A insistência do novo governo japonês em renegociar a presença de uma base de fuzileiros navais dos EUA na Província de Okinawa, arquipélago no sul do país, não ameaça a aliança militar entre os países. Mas, dizem analistas, representa um desafio ao padrão da relação bilateral estabelecido desde a ocupação americana, após a 2ª Guerra Mundial, caracterizado pela subordinação de Tóquio a Washington.
"Os EUA se acostumaram com o Japão obediente, se curvando à pressão e acomodando seus pedidos. O que [o premiê Yukio] Hatoyama quer é normalizar as relações", diz Jeffrey Kingston, diretor de estudos asiáticos da Universidade Temple em Tóquio.
Hatoyama assumiu há seis meses, após a vitória do seu Partido Democrata do Japão (PDJ), de centro. Foi a primeira vez no pós-guerra em que houve alternância no poder -exceto por oito meses em 1993, o Partido Liberal Democrata (PLD), de direita, comandava o gabinete desde os anos 50.
Na campanha, o PDJ prometera reabrir acordo de 2006, negociado depois que o estupro de uma menina de 12 anos por fuzileiros navais, em 1995, deu origem a um movimento em Okinawa pela saída dos quase 50 mil militares americanos.

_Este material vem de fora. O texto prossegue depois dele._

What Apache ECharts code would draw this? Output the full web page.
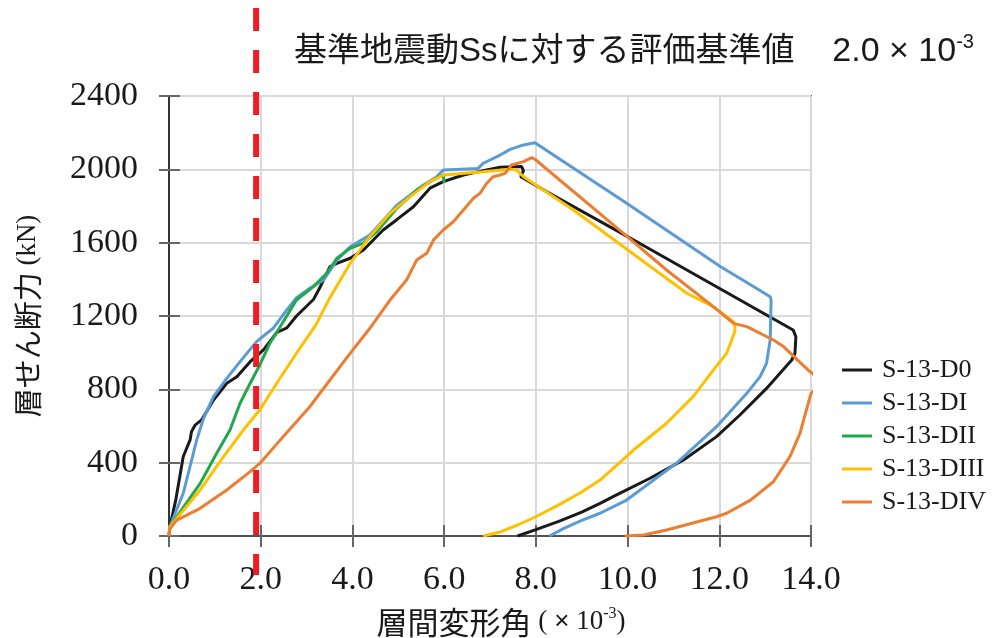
<!DOCTYPE html>
<html><head><meta charset="utf-8">
<script src="https://cdn.jsdelivr.net/npm/echarts@6/dist/echarts.min.js"></script>
<style>html,body{margin:0;padding:0;background:#fff}#c{width:992px;height:638px}</style>
</head><body><div id="c"></div>
<script>
// ---- data ----
const seriesNames = ['S-13-D0', 'S-13-DI', 'S-13-DII', 'S-13-DIII', 'S-13-DIV'];
const seriesColors = ['#1a1a1a', '#5B9BD5', '#21A84C', '#FFC000', '#ED7D31'];

const dataD0 = [[0,0],[0.02,51],[0.15,200],[0.31,432],[0.46,524],[0.49,569],[0.57,605],[0.71,633],[0.97,742],[1.26,833],[1.48,869],[1.77,951],[2.06,1015],[2.35,1110],[2.57,1135],[2.78,1200],[3.15,1290],[3.3,1360],[3.51,1469],[3.66,1487],[3.95,1515],[4.24,1560],[4.67,1669],[4.96,1724],[5.33,1796],[5.69,1897],[5.98,1933],[6.42,1969],[6.85,1993],[7.22,2011],[7.69,2015],[7.73,1993],[7.67,1960],[8.24,1878],[9.98,1636],[13.61,1124],[13.67,1087],[13.65,996],[13.58,960],[13.03,805],[12.45,660],[11.94,542],[11.22,415],[10.49,315],[9.76,224],[9.4,178],[9.0,130],[8.5,80],[8.0,35],[7.6,0]];

const dataDI = [[0,0],[0.02,51],[0.31,233],[0.5,420],[0.6,520],[0.75,640],[0.97,760],[1.26,860],[1.55,951],[1.91,1060],[2.27,1133],[2.57,1233],[2.78,1300],[3.07,1351],[3.37,1396],[3.66,1505],[3.95,1578],[4.38,1642],[4.68,1724],[4.97,1805],[5.55,1915],[5.84,1960],[5.98,1996],[6.74,2005],[6.85,2033],[7.0,2051],[7.22,2078],[7.44,2109],[7.73,2133],[7.98,2145],[9.98,1815],[12.03,1469],[12.69,1369],[13.11,1305],[13.13,1287],[13.11,1069],[13.03,942],[12.89,869],[12.60,778],[11.94,596],[11.07,398],[9.98,196],[9.4,124],[9.0,85],[8.6,40],[8.3,0]];

const dataDII = [[0,0],[0.02,51],[0.68,287],[1.04,451],[1.33,578],[1.55,724],[1.77,833],[1.98,933],[2.20,1051],[2.42,1140],[2.78,1287],[3.15,1360],[3.44,1433],[3.66,1515],[3.95,1569],[4.24,1597],[4.53,1660],[4.97,1787],[5.40,1887],[5.76,1942],[5.98,1969],[6.0,1975],[6.0,1925]];

const dataDIII = [[0,0],[0.02,51],[0.68,251],[1.19,433],[1.62,578],[1.98,687],[2.35,833],[2.78,997],[3.2,1150],[3.51,1300],[3.95,1487],[4.38,1633],[4.82,1760],[5.26,1851],[5.69,1933],[5.98,1969],[6.85,1987],[7.44,2000],[7.58,1996],[7.73,1960],[8.82,1778],[11.29,1324],[11.87,1251],[12.31,1169],[12.34,1142],[12.34,1115],[12.16,996],[11.87,905],[11.43,760],[10.85,615],[10.13,469],[9.4,305],[9.0,240],[8.5,170],[8.0,105],[7.6,60],[7.2,20],[6.85,0]];

const dataDIV = [[0,0],[0.02,40],[0.17,87],[0.68,151],[1.26,251],[1.77,351],[1.98,396],[2.49,542],[3.07,705],[3.51,851],[3.95,996],[4.38,1133],[4.82,1287],[5.18,1396],[5.40,1505],[5.62,1542],[5.77,1615],[5.98,1669],[6.20,1714],[6.42,1778],[6.64,1842],[6.78,1869],[6.93,1924],[7.07,1960],[7.22,1969],[7.33,1978],[7.47,2024],[7.73,2042],[7.91,2064],[7.98,2055],[9.91,1651],[10.85,1451],[11.87,1251],[12.31,1160],[12.60,1142],[13.18,1069],[13.40,1033],[13.94,905],[14.25,840],[14.0,778],[13.76,560],[13.54,433],[13.18,296],[12.68,196],[12.16,124],[11.94,105],[10.85,33],[10.35,5],[10.05,2],[9.94,0]];

const xMin = 0, xMax = 14, xInterval = 2;
const yMin = 0, yMax = 2400, yInterval = 400;
const refLineX = 1.9;   // evaluation criterion line (dashed red)
const refLineSpan = [1, 0];

const allData = [dataD0, dataDI, dataDII, dataDIII, dataDIV];

// ---- chart ----
const chart = echarts.init(document.getElementById('c'), null, {renderer: 'canvas'});
const serif = '"Liberation Serif", "Times New Roman", serif';
const sans = '"Liberation Sans", Arial, sans-serif';
const cjk = '"Noto Sans CJK JP", "Noto Sans CJK SC", sans-serif';

const lineSeries = seriesNames.map((n, i) => ({
  name: n, type: 'line', xAxisIndex: 0, yAxisIndex: 0,
  data: allData[i], showSymbol: false, symbol: 'none', clip: true,
  lineStyle: {color: seriesColors[i], width: 3}, itemStyle: {color: seriesColors[i]},
  z: 2 + i, animation: false
}));

const option = {
  animation: false,
  backgroundColor: '#ffffff',
  title: {
    text: '{a|基準地震動Ssに対する評価基準値}{b|    2.0 × 10}{s|-3}',
    left: 289, top: 27,
    textStyle: {
      fontWeight: 'normal',
      rich: {
        a: {fontFamily: '"Liberation Sans", "Noto Sans CJK JP", sans-serif', fontWeight: 'normal', fontSize: 33, color: '#1a1a1a', lineHeight: 40},
        b: {fontFamily: sans, fontWeight: 'normal', fontSize: 34, color: '#1a1a1a', lineHeight: 40},
        s: {fontFamily: sans, fontWeight: 'normal', fontSize: 20, color: '#1a1a1a', verticalAlign: 'top', lineHeight: 40}
      }
    }
  },
  legend: {
    data: seriesNames, orient: 'vertical', left: 837, top: 352,
    icon: 'rect', itemWidth: 30, itemHeight: 3, itemGap: 7,
    textStyle: {fontFamily: serif, fontSize: 26, color: '#1a1a1a', padding: [0, 0, 0, 5]}
  },
  grid: [
    {left: 169, right: 181, top: 96, bottom: 102, show: true, borderColor: '#666666', borderWidth: 2, backgroundColor: 'transparent', containLabel: false, outerBoundsMode: 'none'},
    {left: 169, right: 181, top: 8, bottom: 63, containLabel: false, outerBoundsMode: 'none'}
  ],
  xAxis: [
    {
      gridIndex: 0, type: 'value', min: xMin, max: xMax, interval: xInterval, position: 'bottom',
      axisLine: {show: true, onZero: false, lineStyle: {color: '#262626', width: 1.5}},
      axisTick: {show: true, inside: false, length: 11, lineStyle: {color: '#666', width: 2}},
      axisLabel: {formatter: v => v.toFixed(1), fontFamily: serif, fontSize: 34, color: '#1a1a1a', margin: 27},
      splitLine: {show: true, lineStyle: {color: '#d9d9d9', width: 2}},
      name: '{c|層間変形角}{r| (}{x| ×}{r| 10}{s|-3}{r|)}', nameLocation: 'middle', nameGap: 70,
      nameTextStyle: {
        padding: [0, 0, 0, 22],
        rich: {
          c: {fontFamily: cjk, fontSize: 31, color: '#1a1a1a', lineHeight: 32},
          r: {fontFamily: serif, fontSize: 27, color: '#1a1a1a', lineHeight: 32},
          x: {fontFamily: sans, fontSize: 26, color: '#1a1a1a', lineHeight: 32},
          s: {fontFamily: serif, fontSize: 16, color: '#1a1a1a', verticalAlign: 'top', lineHeight: 32}
        }
      }
    },
    {
      gridIndex: 0, type: 'value', min: xMin, max: xMax, interval: xInterval, position: 'bottom',
      axisLine: {show: false}, axisLabel: {show: false}, splitLine: {show: false},
      axisTick: {show: true, inside: true, length: 11, lineStyle: {color: '#666', width: 2}}
    },
    {gridIndex: 1, type: 'value', min: xMin, max: xMax, show: false}
  ],
  yAxis: [
    {
      gridIndex: 0, type: 'value', min: yMin, max: yMax, interval: yInterval, position: 'left',
      axisLine: {show: true, onZero: false, lineStyle: {color: '#333', width: 2}},
      axisTick: {show: true, inside: false, length: 10, lineStyle: {color: '#666', width: 2}},
      axisLabel: {formatter: v => String(v), fontFamily: serif, fontSize: 34, color: '#1a1a1a', margin: 31},
      splitLine: {show: true, lineStyle: {color: '#d9d9d9', width: 2}},
      name: '{c|層せん断力}{r| (kN)}', nameLocation: 'middle', nameGap: 127, nameRotate: 90,
      nameTextStyle: {
        rich: {
          c: {fontFamily: cjk, fontSize: 29, color: '#1a1a1a'},
          r: {fontFamily: serif, fontSize: 27, color: '#1a1a1a'}
        }
      }
    },
    {
      gridIndex: 0, type: 'value', min: yMin, max: yMax, interval: yInterval, position: 'left',
      axisLine: {show: false}, axisLabel: {show: false}, splitLine: {show: false},
      axisTick: {show: true, inside: true, length: 11, lineStyle: {color: '#666', width: 2}}
    },
    {gridIndex: 1, type: 'value', min: 0, max: 1, show: false}
  ],
  series: lineSeries.concat([{
    name: 'ref', type: 'line', xAxisIndex: 2, yAxisIndex: 2,
    data: refLineSpan.map(v => [refLineX, v]), showSymbol: false, symbol: 'none', clip: false,
    lineStyle: {color: '#EE1C25', width: 6, type: [23, 19], cap: 'butt'}, z: 20, silent: true
  }])
};
chart.setOption(option);
</script>
</body></html>
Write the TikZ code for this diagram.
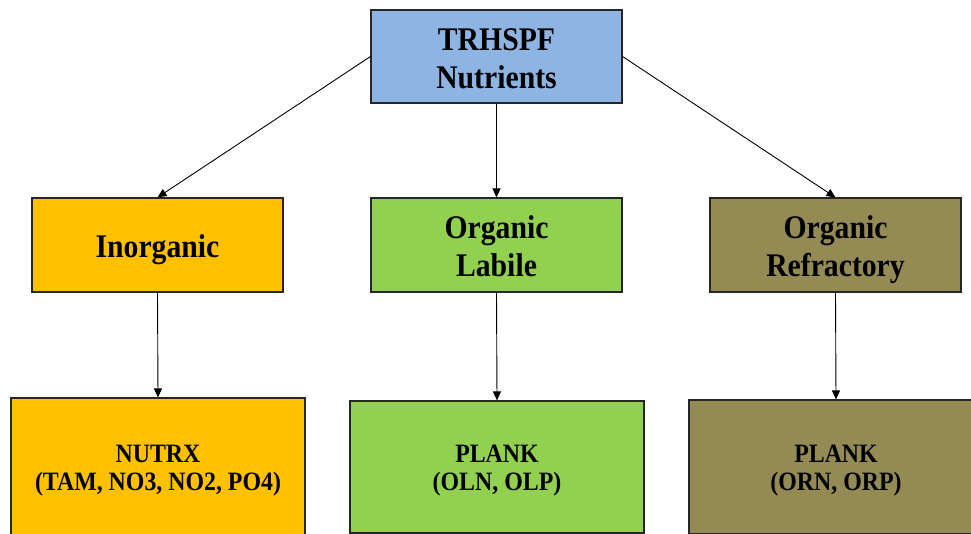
\documentclass[tikz,border=0pt]{standalone}
\usepackage{fontspec}
\setmainfont{Liberation Serif}[FakeStretch=0.9]
\usetikzlibrary{arrows.meta}
\definecolor{topblue}{HTML}{8DB4E2}
\definecolor{inorg}{HTML}{FFC000}
\definecolor{labile}{HTML}{92D050}
\definecolor{refr}{HTML}{948A54}
\newcommand{\bigtop}{\rule{0pt}{36.6pt}}
\newcommand{\bigbot}{\rule[-11.4pt]{0pt}{11.4pt}}
\newcommand{\smtop}{\rule{0pt}{26.4pt}}
\newcommand{\smbot}{\rule[-8.4pt]{0pt}{8.4pt}}
\tikzset{
  boxbase/.style={draw=black!85, line width=1.1pt, align=center, inner sep=0pt},
  bigtext/.style={font=\bfseries\fontsize{33}{38}\selectfont},
  smalltext/.style={font=\bfseries\fontsize{26.5}{28}\selectfont},
  conn/.style={line width=0.9pt, -{Triangle[length=9pt,width=8pt]}}
}
\begin{document}
\begin{tikzpicture}[x=1pt,y=-1pt]
\useasboundingbox (0,0) rectangle (971,533);
\clip (0,0) rectangle (971,533);
\node[boxbase, bigtext, fill=topblue, minimum width=251pt, minimum height=93pt] (top) at (496.5,56.5) {\bigtop TRHSPF\\Nutrients\bigbot};
\node[boxbase, bigtext, fill=inorg, minimum width=251pt, minimum height=94pt] (ino) at (157.5,245) {\bigtop Inorganic\bigbot};
\node[boxbase, bigtext, fill=labile, minimum width=251pt, minimum height=94pt] (lab) at (496.5,245) {\bigtop Organic\\Labile\bigbot};
\node[boxbase, bigtext, fill=refr, minimum width=251pt, minimum height=94pt] (ref) at (835.5,245) {\bigtop Organic\\Refractory\bigbot};
\node[boxbase, smalltext, fill=inorg, minimum width=294pt, minimum height=138pt] (nut) at (158,467) {\smtop NUTRX\\(TAM, NO3, NO2, PO4)\smbot};
\node[boxbase, smalltext, fill=labile, minimum width=294pt, minimum height=132pt] (pl1) at (497,467) {\smtop PLANK\\(OLN, OLP)\smbot};
\node[boxbase, smalltext, fill=refr, minimum width=294pt, minimum height=134pt] (pl2) at (836,467) {\smtop PLANK\\(ORN, ORP)\smbot};
\draw[conn] (top.west) -- (ino.north);
\draw[conn] (top.south) -- (lab.north);
\draw[conn] (top.east) -- (ref.north);
\draw[conn] (ino.south) -- (nut.north);
\draw[conn] (lab.south) -- (pl1.north);
\draw[conn] (ref.south) -- (pl2.north);
\end{tikzpicture}
\end{document}
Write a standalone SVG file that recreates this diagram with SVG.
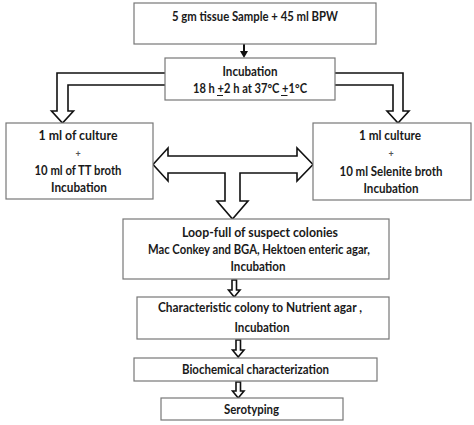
<svg xmlns="http://www.w3.org/2000/svg" width="474" height="425" viewBox="0 0 474 425">
<style>
.box{fill:#fff;stroke:#777;stroke-width:1.2}
.arr{fill:#fff;stroke:#111;stroke-width:1.6;stroke-linejoin:miter}
.t{font-family:Lato,"Open Sans","Liberation Sans",sans-serif;font-weight:700;font-size:12.5px;fill:#1a1a1a;text-anchor:middle}
.p{font-size:9px;fill:#555}
.ul{stroke:#1a1a1a;stroke-width:1}
</style>
<rect width="474" height="425" fill="#fff"/>
<g id="connectors">
<line x1="244" y1="44" x2="244" y2="52" stroke="#111" stroke-width="2"/>
<polygon points="240,51 248,51 244,58" fill="#111"/>
<polyline class="arr" points="165,73 57,73 57,111 51.5,111 62.5,123 73.5,111 68,111 68,85 165,85"/>
<polyline class="arr" points="335,73 403,73 403,111 409,111 398,123 387,111 393,111 393,85 335,85"/>
<polygon class="arr" points="153,164.5 168,148 168,156 297,156 297,148 313,164.5 297,181 297,173 240,173 240,201 248,201 232.5,219 217,201 225,201 225,173 168,173 168,181"/>
<polygon class="arr" points="232,280 236.5,280 236.5,290 240,290 234.2,297 228.5,290 232,290"/>
<polygon class="arr" points="236,340 240.5,340 240.5,350 244,350 238.2,357 232.5,350 236,350"/>
<polygon class="arr" points="236,382 240.5,382 240.5,391 244,391 238.2,398 232.5,391 236,391"/>
</g>
<g id="n1">
<rect class="box" x="134" y="3" width="242" height="41"/>
<text class="t" x="255" y="21" textLength="166" lengthAdjust="spacingAndGlyphs">5 gm tissue Sample + 45 ml BPW</text>
</g>
<g id="n2">
<rect class="box" x="165" y="58" width="170" height="42"/>
<text class="t" x="250" y="76" textLength="55" lengthAdjust="spacingAndGlyphs">Incubation</text>
<text class="t" x="250" y="93" textLength="114" lengthAdjust="spacingAndGlyphs">18 h +2 h at 37°C +1°C</text>
<line class="ul" x1="217" y1="95.5" x2="223" y2="95.5"/>
<line class="ul" x1="281" y1="95.5" x2="287.5" y2="95.5"/>
</g>
<g id="n3">
<rect class="box" x="6" y="123" width="147" height="76"/>
<text class="t" x="78" y="140" textLength="79" lengthAdjust="spacingAndGlyphs">1 ml of culture</text>
<text class="t p" x="78" y="157">+</text>
<text class="t" x="78" y="175" textLength="87" lengthAdjust="spacingAndGlyphs">10 ml of TT broth</text>
<text class="t" x="79" y="192" textLength="56" lengthAdjust="spacingAndGlyphs">Incubation</text>
</g>
<g id="n4">
<rect class="box" x="313" y="123" width="158" height="77"/>
<text class="t" x="390" y="140" textLength="62" lengthAdjust="spacingAndGlyphs">1 ml culture</text>
<text class="t p" x="391" y="157">+</text>
<text class="t" x="391" y="176" textLength="103" lengthAdjust="spacingAndGlyphs">10 ml Selenite broth</text>
<text class="t" x="391" y="193" textLength="55" lengthAdjust="spacingAndGlyphs">Incubation</text>
</g>
<g id="n5">
<rect class="box" x="123" y="219" width="266" height="60"/>
<text class="t" x="260" y="237" textLength="156" lengthAdjust="spacingAndGlyphs">Loop-full of suspect colonies</text>
<text class="t" x="259" y="254" textLength="222" lengthAdjust="spacingAndGlyphs">Mac Conkey and BGA, Hektoen enteric agar,</text>
<text class="t" x="258" y="271" textLength="55" lengthAdjust="spacingAndGlyphs">Incubation</text>
</g>
<g id="n6">
<rect class="box" x="137" y="297" width="252" height="42"/>
<text class="t" x="260" y="312" textLength="204" lengthAdjust="spacingAndGlyphs">Characteristic colony to Nutrient agar ,</text>
<text class="t" x="262" y="332" textLength="55" lengthAdjust="spacingAndGlyphs">Incubation</text>
</g>
<g id="n7">
<rect class="box" x="134" y="358" width="243" height="23"/>
<text class="t" x="255.5" y="374" textLength="147" lengthAdjust="spacingAndGlyphs">Biochemical characterization</text>
</g>
<g id="n8">
<rect class="box" x="161" y="398" width="182" height="22"/>
<text class="t" x="251.5" y="414" textLength="55" lengthAdjust="spacingAndGlyphs">Serotyping</text>
</g>
</svg>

O acordo previa o deslocamento da Futenma, base aérea em área urbana, para Henoko, distrito da cidade de Nago. Em troca, os EUA transfeririam 8.000 fuzileiros navais para Guam, possessão onde já têm presença militar.
A barganha foi mal recebida em Okinawa. Os EUA se negaram a fazer estudo do impacto ambiental em Henoko, e um grupo local venceu ação contra a nova base num tribunal de San Francisco (Califórnia), argumentando que suas pistas, a serem construídas sobre um recife, ameaçariam corais e dugongos (mamíferos marinhos sob risco de extinção).
A eleição do último dia 24 em Nago, com a vitória do candidato a prefeito que mais radicalmente se opunha à nova base, "foi o último prego no caixão" do acordo de 2006, diz Kingston. "Agora, EUA e Japão vão ter que trabalhar num plano B, talvez mantendo a base atual, mas usando para treinamento pistas de pouso já existentes em outras ilhas."
Neste sábado, marcha contra a presença militar americana reuniu milhares de pessoas em Tóquio. Um membro do gabinete japonês discursou à multidão e prometeu que a decisão final sobre o tema sai em abril.
Josh Rogin, especialista em Ásia da revista "Foreign Policy", diz que o governo Obama "demorou a se dar conta" de que a rotina de pressão americana seguida de concessão japonesa não se repetiria.
Primeiro, o secretário da Defesa, Robert Gates, foi em outubro a Tóquio para avisar que não haveria renegociação. Em dezembro, a secretária de Estado, Hillary Clinton, convocou o embaixador japonês para repetir o recado.
Só em 19 de janeiro, no aniversário de 50 anos do Tratado de Cooperação e Segurança nipo-americano, o secretário de Estado assistente para o Leste da Ásia, Kurt Campbell, anunciou viagem ao Japão, neste começo de fevereiro, para tratar do tema: "Não queremos parecer intransigentes".
Sem reabastecimento
Campbell, porém, "lamentou" o cumprimento de outra promessa do PDJ: a suspensão do reabastecimento, pela Marinha japonesa, de navios rumo à guerra no Afeganistão. O reabastecimento baseava-se em lei antiterrorista aprovada em 2001 que não foi renovada pela Câmara Baixa japonesa.
Em troca da suspensão, o Japão prometeu US$ 5 bilhões em ajuda ao Afeganistão, e há indicações de que obter mais dinheiro será a estratégia americana numa possível renegociação sobre a Futenma. O problema, afirma Kingston, é o mau estado da economia japonesa: "Será que em longo prazo o Japão poderá atender às expectativas americanas?"
A polêmica combina intransigência americana com falta de clareza japonesa, resume o professor. Para os EUA, haveria a alternativa de realocar os marines em Kadena, base de sua Força Aérea. "A área é enorme, mas a Força Aérea não quer um bando de fuzileiros navais estragando seu belo terreno."
Do lado do Japão, a demanda por equilíbrio é acompanhada pelo temor de um improvável abandono por parte do aliado. "Querem presença militar reduzida, mas não que a garantia de segurança seja afetada."
A rigor, os EUA poderiam reduzir efetivos no Japão sem enfraquecer sua capacidade de projeção militar no Pacífico, onde só no Havaí mantêm mais de 70 mil homens. "Estrategicamente, poderiam superar a ausência das bases, mas simbolicamente é importante continuar aqui", diz Kingston.